My mother has told me many times, with an exasperated sigh, that I owe her an address book. In my younger, wilder, and woolier days, I liked to move at the drop of a hat. I’ve zig-zagged along the coast, crossed state lines, sometimes changing addresses multiple times in one year. Her old-school, hand-written address book couldn’t keep up. I suggested, only half-joking, to just keep my address on a Post-It note so she can change it as needed.
My poor cat Tweetie was my sidekick for many road trips, my shotgun companion in countless U-Hauls, and even my travel partner on a plane or two. I joked about getting travel stickers to display on his carrier to document each state and city the fuzzy fellow had been in.
I bounced around like a pinball, even once moving simply to be in a city with a hockey team. (Yes, that’s true. I told you I love hockey, right?)
I didn’t notice when the wheels first started to slow down. When I met Gary, we moved a few times together, but it was always in a relatively small geographic window, not across the state or to another part of the country, as I liked to do before. Then we decided to start laying the groundwork for our future, and we stayed put in a too-small place that let us save up for better things.
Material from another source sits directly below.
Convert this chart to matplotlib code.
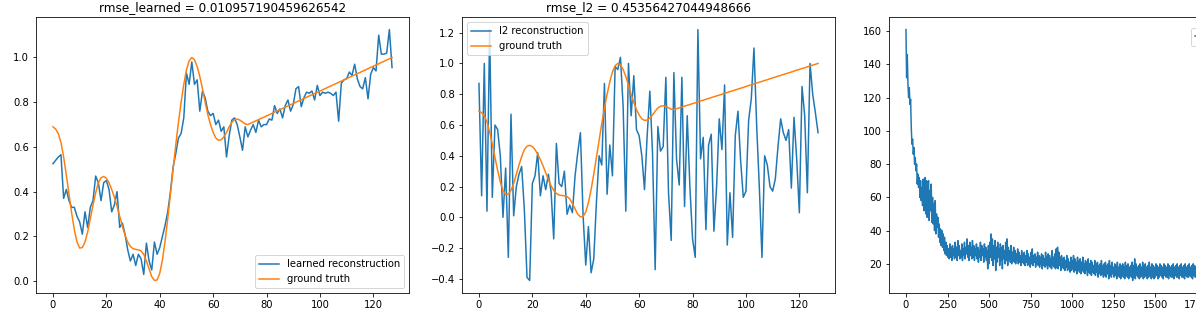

It was exhausting when we moved into our first house. We did it completely by ourselves, just the two of us, with no help, and between the two of us, we moved every piece of furniture, every box, and two howling, protesting cats to our new house. I had bruises for weeks, and we made extensive use of ice packs and heating pads for our screaming backs, but each time we walked through that door with another load, we had to smile. This is our home.
Somehow, we managed to keep it a total secret from the kids. They didn’t know we were even looking at houses. We wanted to surprise them. In the weeks leading up to finally getting those keys, it took all the restraint we had not to blurt it out, but we wanted that once-in-a-lifetime moment with them when they first realized it was their home, too.
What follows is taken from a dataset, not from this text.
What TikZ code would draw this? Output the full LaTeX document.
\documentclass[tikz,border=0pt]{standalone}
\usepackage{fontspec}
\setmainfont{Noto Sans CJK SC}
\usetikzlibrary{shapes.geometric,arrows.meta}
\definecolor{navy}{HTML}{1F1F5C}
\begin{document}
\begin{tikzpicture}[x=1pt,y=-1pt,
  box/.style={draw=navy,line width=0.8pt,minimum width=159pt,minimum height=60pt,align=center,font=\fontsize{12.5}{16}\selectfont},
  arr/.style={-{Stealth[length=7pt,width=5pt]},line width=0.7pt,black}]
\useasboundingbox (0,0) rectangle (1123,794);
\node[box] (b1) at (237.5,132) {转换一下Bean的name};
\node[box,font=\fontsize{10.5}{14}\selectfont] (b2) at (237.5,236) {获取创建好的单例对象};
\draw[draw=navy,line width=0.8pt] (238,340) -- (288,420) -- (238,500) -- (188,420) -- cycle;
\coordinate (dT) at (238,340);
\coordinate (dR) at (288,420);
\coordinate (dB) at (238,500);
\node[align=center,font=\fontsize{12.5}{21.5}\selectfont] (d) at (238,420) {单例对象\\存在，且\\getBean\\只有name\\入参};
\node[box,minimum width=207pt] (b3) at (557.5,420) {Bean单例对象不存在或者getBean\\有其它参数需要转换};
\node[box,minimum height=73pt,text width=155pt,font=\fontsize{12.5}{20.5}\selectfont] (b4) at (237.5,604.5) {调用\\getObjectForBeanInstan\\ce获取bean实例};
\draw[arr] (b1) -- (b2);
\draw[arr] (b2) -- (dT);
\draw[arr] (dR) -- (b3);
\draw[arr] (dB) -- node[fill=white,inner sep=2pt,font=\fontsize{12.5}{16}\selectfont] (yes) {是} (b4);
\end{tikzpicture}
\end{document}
It couldn’t have gone better if we had scripted it. I will never forget the looks on their faces, or the excited scream when they saw how their bedrooms were decorated, or the hugs and smiles as they raced from room to room, exploring.
Weekends are now gone in a blink of an eye. Gary and I have so many plans for the house and the yard. I am a regular at Home Depot and am even starting to learn what half that stuff is for, and I need a bigger toolbox.
We had to work hard for this. Unlike other people we know, we made this happen entirely for ourselves, by ourselves, and didn’t depend on handouts from others. We are fiercely proud of our home. It is beautiful, and it’s only going to keep getting better. We will make sure of that.
And, of course, my mother can now write my address in ink, because both Gary and I have vowed not to move again for a long, long time!